Sliced Wasserstein Generative Models

TL;DR

This paper introduces efficient approximations of the sliced Wasserstein distance using parameterized orthogonal projections, enhancing generative models like AE and GAN for high-quality image and video synthesis.

Contribution

It proposes a novel end-to-end deep learning approach to approximate SWD with fewer projections, improving generative modeling performance.

Findings

Superior performance on image synthesis benchmarks

State-of-the-art results in high-resolution image generation

Effective unsupervised video generation

Abstract

In generative modeling, the Wasserstein distance (WD) has emerged as a useful metric to measure the discrepancy between generated and real data distributions. Unfortunately, it is challenging to approximate the WD of high-dimensional distributions.
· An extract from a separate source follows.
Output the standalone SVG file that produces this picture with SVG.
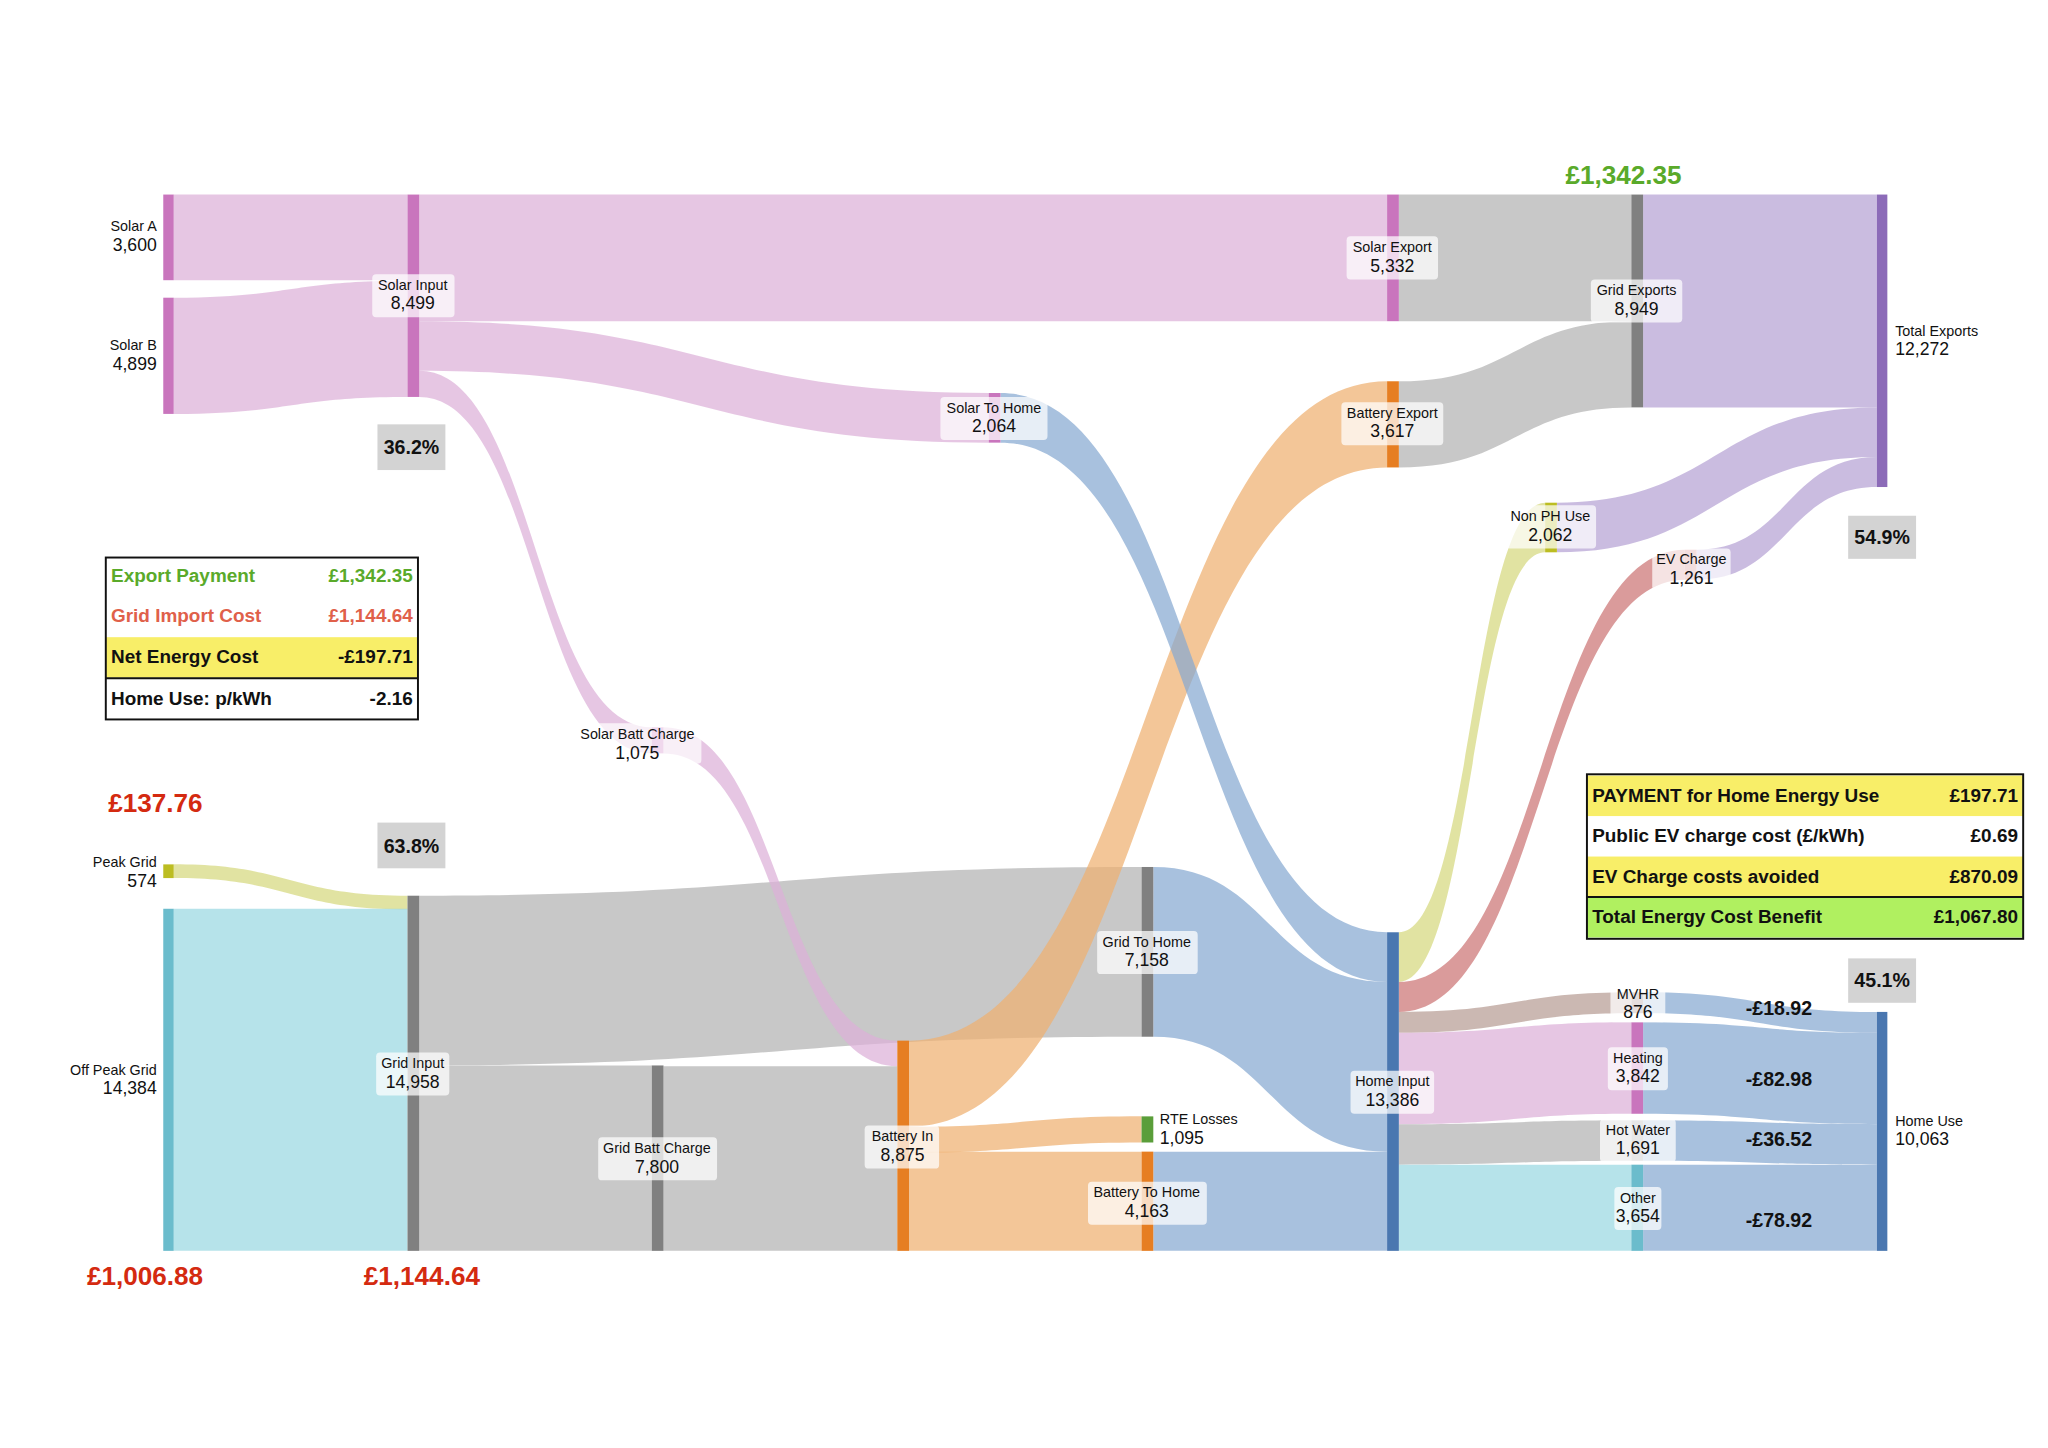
<svg xmlns="http://www.w3.org/2000/svg" width="2048" height="1448" viewBox="0 0 2048 1448">
<style>
text{font-family:"Liberation Sans",Arial,sans-serif;fill:#111}
.n{font-size:11px}.v{font-size:13.5px}
.c{text-anchor:middle}.r{text-anchor:end}
.lb{fill:#fff;fill-opacity:0.72;stroke:none}
.b{font-weight:bold}
.pct{fill:#d3d3d3}
.pt{font-size:15px;font-weight:bold;text-anchor:middle}
.money{font-size:20px;font-weight:bold;fill:#d42a10;text-anchor:middle}
.cost{font-size:15px;font-weight:bold;text-anchor:middle}
.tb{font-size:14.5px;font-weight:bold}
.l{fill-opacity:0.72}
.pk{fill:#dcb0d8}.gr{fill:#b3b3b3}.tl{fill:#9ad8e2}.yl{fill:#d6d87e}.or{fill:#eeb070}.bl{fill:#86a9d1}.pu{fill:#b6a2d4}.rd{fill:#cc7474}.mv{fill:#b79d94}
</style>
<rect width="2048" height="1448" fill="#fff"/>
<g transform="scale(1.30612,1.3057)">
<g id="links">
<path class="l pk" d="M133 149C222 149 222 149 312 149L312 214.6C222 214.6 222 214.6 133 214.6Z"/>
<path class="l pk" d="M133 228C222 228 222 215 312 215L312 304C222 304 222 317 133 317Z"/>
<path class="l yl" d="M133 662C222 662 222 686 312 686L312 696.5C222 696.5 222 672.5 133 672.5Z"/>
<path class="l tl" d="M133 696C222 696 222 696 312 696L312 958C222 958 222 958 133 958Z"/>
<path class="l pk" d="M321 149C690 149 690 149 1062 149L1062 246C690 246 690 246 321 246Z"/>
<path class="l pk" d="M321 246C539 246 539 301 757 301L757 339C539 339 539 284 321 284Z"/>
<path class="l pk" d="M321 284C410 284 410 557 499 557L499 577C410 577 410 304 321 304Z"/>
<path class="l gr" d="M321 686C597 686 597 664 874 664L874 794C597 794 597 816 321 816Z"/>
<path class="l gr" d="M321 816C410 816 410 816 499 816L499 958C410 958 410 958 321 958Z"/>
<path class="l pk" d="M508 557C597 557 597 797 687 797L687 816.6C597 816.6 597 577 508 577Z"/>
<path class="l gr" d="M508 816.6C597 816.6 597 816.6 687 816.6L687 958C597 958 597 958 508 958Z"/>
<path class="l or" d="M696 797C879 797 879 292 1062 292L1062 358C879 358 879 863 696 863Z"/>
<path class="l or" d="M696 863C785 863 785 855 874 855L874 875C785 875 785 883 696 883Z"/>
<path class="l or" d="M696 882C785 882 785 882 874 882L874 958C785 958 785 958 696 958Z"/>
<path class="l bl" d="M766 301C914 301 914 714 1062 714L1062 752C914 752 914 339 766 339Z"/>
<path class="l bl" d="M883 664C972 664 972 752 1062 752L1062 882C972 882 972 794 883 794Z"/>
<path class="l bl" d="M883 882C972 882 972 882 1062 882L1062 958C972 958 972 958 883 958Z"/>
<path class="l gr" d="M1071 149C1160 149 1160 149 1249 149L1249 246C1160 246 1160 246 1071 246Z"/>
<path class="l gr" d="M1071 292C1160 292 1160 246 1249 246L1249 312C1160 312 1160 358 1071 358Z"/>
<path class="l yl" d="M1071 714C1127 714 1127 385 1183 385L1183 423C1127 423 1127 752 1071 752Z"/>
<path class="l rd" d="M1071 752C1180 752 1180 421 1290 421L1290 444C1180 444 1180 775 1071 775Z"/>
<path class="l mv" d="M1071 775C1160 775 1160 760 1249 760L1249 776C1160 776 1160 791 1071 791Z"/>
<path class="l pk" d="M1071 791C1160 791 1160 783 1249 783L1249 853C1160 853 1160 861 1071 861Z"/>
<path class="l gr" d="M1071 861C1160 861 1160 858 1249 858L1249 889C1160 889 1160 892 1071 892Z"/>
<path class="l tl" d="M1071 892C1160 892 1160 892 1249 892L1249 958C1160 958 1160 958 1071 958Z"/>
<path class="l pu" d="M1258 149C1347 149 1347 149 1437 149L1437 312C1347 312 1347 312 1258 312Z"/>
<path class="l pu" d="M1192 385C1314 385 1314 312 1437 312L1437 350C1314 350 1314 423 1192 423Z"/>
<path class="l pu" d="M1299 421C1368 421 1368 350 1437 350L1437 373C1368 373 1368 444 1299 444Z"/>
<path class="l bl" d="M1258 760C1347 760 1347 775 1437 775L1437 791C1347 791 1347 776 1258 776Z"/>
<path class="l bl" d="M1258 783C1347 783 1347 791 1437 791L1437 861C1347 861 1347 853 1258 853Z"/>
<path class="l bl" d="M1258 858C1347 858 1347 861 1437 861L1437 892C1347 892 1347 889 1258 889Z"/>
<path class="l bl" d="M1258 892C1347 892 1347 892 1437 892L1437 958C1347 958 1347 958 1258 958Z"/>
</g>
<g id="solarA"><rect x="125" y="149" width="8" height="65.6" fill="#c975bd"/><text class="n r" x="120" y="177">Solar A</text><text class="v r" x="120" y="192">3,600</text></g>
<g id="solarB"><rect x="125" y="228" width="8" height="89" fill="#c975bd"/><text class="n r" x="120" y="268">Solar B</text><text class="v r" x="120" y="283">4,899</text></g>
<g id="peakGrid"><rect x="125" y="662" width="8" height="10.5" fill="#bcbd22"/><text class="n r" x="120" y="664">Peak Grid</text><text class="v r" x="120" y="679">574</text></g>
<g id="offPeakGrid"><rect x="125" y="696" width="8" height="262" fill="#6bbccc"/><text class="n r" x="120" y="823">Off Peak Grid</text><text class="v r" x="120" y="838">14,384</text></g>
<g id="solarInput"><rect x="312" y="149" width="9" height="155" fill="#c975bd"/><rect class="lb" x="285" y="210" width="63" height="33" rx="3"/><text class="n c" x="316" y="222">Solar Input</text><text class="v c" x="316" y="237">8,499</text></g>
<g id="gridInput"><rect x="312" y="686" width="9" height="272" fill="#808080"/><rect class="lb" x="288" y="806" width="56" height="33" rx="3"/><text class="n c" x="316" y="818">Grid Input</text><text class="v c" x="316" y="833">14,958</text></g>
<g id="solarBattCharge"><rect x="499" y="557" width="9" height="20" fill="#c975bd"/><rect class="lb" x="440" y="554" width="97" height="31" rx="3"/><text class="n c" x="488" y="566">Solar Batt Charge</text><text class="v c" x="488" y="581">1,075</text></g>
<g id="gridBattCharge"><rect x="499" y="816" width="9" height="142" fill="#808080"/><rect class="lb" x="458" y="871" width="91" height="33" rx="3"/><text class="n c" x="503" y="883">Grid Batt Charge</text><text class="v c" x="503" y="898">7,800</text></g>
<g id="batteryIn"><rect x="687" y="797" width="9" height="161" fill="#e67e22"/><rect class="lb" x="662" y="862" width="57" height="33" rx="3"/><text class="n c" x="691" y="874">Battery In</text><text class="v c" x="691" y="889">8,875</text></g>
<g id="solarToHome"><rect x="757" y="301" width="9" height="38" fill="#c975bd"/><rect class="lb" x="720" y="304" width="82" height="33" rx="3"/><text class="n c" x="761" y="316">Solar To Home</text><text class="v c" x="761" y="331">2,064</text></g>
<g id="gridToHome"><rect x="874" y="664" width="9" height="130" fill="#808080"/><rect class="lb" x="840" y="713" width="77" height="33" rx="3"/><text class="n c" x="878" y="725">Grid To Home</text><text class="v c" x="878" y="740">7,158</text></g>
<g id="rteLosses"><rect x="874" y="855" width="9" height="20" fill="#5a9e3a"/><text class="n" x="888" y="861">RTE Losses</text><text class="v" x="888" y="876">1,095</text></g>
<g id="batteryToHome"><rect x="874" y="882" width="9" height="76" fill="#e67e22"/><rect class="lb" x="833" y="905" width="91" height="33" rx="3"/><text class="n c" x="878" y="917">Battery To Home</text><text class="v c" x="878" y="932">4,163</text></g>
<g id="solarExport"><rect x="1062" y="149" width="9" height="97" fill="#c975bd"/><rect class="lb" x="1031" y="181" width="70" height="33" rx="3"/><text class="n c" x="1066" y="193">Solar Export</text><text class="v c" x="1066" y="208">5,332</text></g>
<g id="batteryExport"><rect x="1062" y="292" width="9" height="66" fill="#e67e22"/><rect class="lb" x="1027" y="308" width="78" height="33" rx="3"/><text class="n c" x="1066" y="320">Battery Export</text><text class="v c" x="1066" y="335">3,617</text></g>
<g id="homeInput"><rect x="1062" y="714" width="9" height="244" fill="#4a77b0"/><rect class="lb" x="1034" y="820" width="64" height="33" rx="3"/><text class="n c" x="1066" y="832">Home Input</text><text class="v c" x="1066" y="847">13,386</text></g>
<g id="nonPHUse"><rect x="1183" y="385" width="9" height="38" fill="#bcbd22"/><rect class="lb" x="1153" y="387" width="69" height="33" rx="3"/><text class="n c" x="1187" y="399">Non PH Use</text><text class="v c" x="1187" y="414">2,062</text></g>
<g id="evCharge"><rect x="1290" y="421" width="9" height="23" fill="#d48a8a"/><rect class="lb" x="1265" y="420" width="60" height="32" rx="3"/><text class="n c" x="1295" y="432">EV Charge</text><text class="v c" x="1295" y="447">1,261</text></g>
<g id="gridExports"><rect x="1249" y="149" width="9" height="163" fill="#808080"/><rect class="lb" x="1218" y="214" width="70" height="33" rx="3"/><text class="n c" x="1253" y="226">Grid Exports</text><text class="v c" x="1253" y="241">8,949</text></g>
<g id="mvhr"><rect x="1249" y="760" width="9" height="16" fill="#a08a84"/><rect class="lb" x="1233" y="754" width="42" height="29" rx="3"/><text class="n c" x="1254" y="765">MVHR</text><text class="v c" x="1254" y="780">876</text></g>
<g id="heating"><rect x="1249" y="783" width="9" height="70" fill="#c975bd"/><rect class="lb" x="1231" y="802" width="46" height="33" rx="3"/><text class="n c" x="1254" y="814">Heating</text><text class="v c" x="1254" y="829">3,842</text></g>
<g id="hotWater"><rect x="1249" y="858" width="9" height="31" fill="#a8a8a8"/><rect class="lb" x="1225" y="857" width="58" height="33" rx="3"/><text class="n c" x="1254" y="869">Hot Water</text><text class="v c" x="1254" y="884">1,691</text></g>
<g id="other"><rect x="1249" y="892" width="9" height="66" fill="#6bbccc"/><rect class="lb" x="1236" y="909" width="36" height="33" rx="3"/><text class="n c" x="1254" y="921">Other</text><text class="v c" x="1254" y="936">3,654</text></g>
<g id="totalExports"><rect x="1437" y="149" width="8" height="224" fill="#8c6bb8"/><text class="n" x="1451" y="257">Total Exports</text><text class="v" x="1451" y="272">12,272</text></g>
<g id="homeUse"><rect x="1437" y="775" width="8" height="183" fill="#4a77b0"/><text class="n" x="1451" y="862">Home Use</text><text class="v" x="1451" y="877">10,063</text></g>

<g id="annotations">
<rect class="pct" x="289" y="325" width="52" height="35"/><text class="pt" x="315" y="348">36.2%</text>
<rect class="pct" x="289" y="630" width="52" height="35"/><text class="pt" x="315" y="653">63.8%</text>
<rect class="pct" x="1415" y="395" width="52" height="33"/><text class="pt" x="1441" y="417">54.9%</text>
<rect class="pct" x="1415" y="734" width="52" height="34"/><text class="pt" x="1441" y="756">45.1%</text>
<text class="money" x="119" y="622">£137.76</text>
<text class="money" x="111" y="984">£1,006.88</text>
<text class="money" x="323" y="984">£1,144.64</text>
<text class="money" x="1243" y="141" style="fill:#5aaa2a">£1,342.35</text>
<text class="cost" x="1362" y="777">-£18.92</text>
<text class="cost" x="1362" y="832">-£82.98</text>
<text class="cost" x="1362" y="878">-£36.52</text>
<text class="cost" x="1362" y="940">-£78.92</text>
</g>
<g id="table1">
<rect x="81" y="488" width="239" height="31" fill="#f8ee68"/>
<rect x="81" y="427" width="239" height="124" fill="none" stroke="#111" stroke-width="1.5"/>
<line x1="81" y1="519.5" x2="320" y2="519.5" stroke="#111" stroke-width="1.5"/>
<text class="tb" x="85" y="446" style="fill:#5aaa2a">Export Payment</text><text class="tb r" x="316" y="446" style="fill:#5aaa2a">£1,342.35</text>
<text class="tb" x="85" y="476" style="fill:#e0604a">Grid Import Cost</text><text class="tb r" x="316" y="476" style="fill:#e0604a">£1,144.64</text>
<text class="tb" x="85" y="508">Net Energy Cost</text><text class="tb r" x="316" y="508">-£197.71</text>
<text class="tb" x="85" y="540">Home Use: p/kWh</text><text class="tb r" x="316" y="540">-2.16</text>
</g>
<g id="table2">
<rect x="1215" y="594" width="334" height="31" fill="#f8ee68"/>
<rect x="1215" y="656" width="334" height="31" fill="#f8ee68"/>
<rect x="1215" y="687" width="334" height="31" fill="#b0f060"/>
<rect x="1215" y="593" width="334" height="126" fill="none" stroke="#111" stroke-width="1.5"/>
<line x1="1215" y1="687" x2="1549" y2="687" stroke="#111" stroke-width="1.5"/>
<text class="tb" x="1219" y="614">PAYMENT for Home Energy Use</text><text class="tb r" x="1545" y="614">£197.71</text>
<text class="tb" x="1219" y="645">Public EV charge cost (£/kWh)</text><text class="tb r" x="1545" y="645">£0.69</text>
<text class="tb" x="1219" y="676">EV Charge costs avoided</text><text class="tb r" x="1545" y="676">£870.09</text>
<text class="tb" x="1219" y="707">Total Energy Cost Benefit</text><text class="tb r" x="1545" y="707">£1,067.80</text>
</g>
</g>
</svg>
In contrast, the sliced Wasserstein distance (SWD) factorizes high-dimensional distributions into their multiple one-dimensional marginal distributions and is thus easier to approximate. In this paper, we introduce novel approximations of the primal and dual SWD. Instead of using a large number of random projections, as it is done by conventional SWD approximation methods, we propose to approximate SWDs with a small number of parameterized orthogonal projections in an end-to-end deep learning fashion. As concrete applications of our SWD approximations, we design two types of differentiable SWD blocks to equip modern generative frameworks---Auto-Encoders (AE) and Generative Adversarial Networks (GAN). In the experiments, we not only show the superiority of the proposed generative models on standard image synthesis benchmarks, but also demonstrate the state-of-the-art performance on challenging high resolution image and video generation in an unsupervised manner.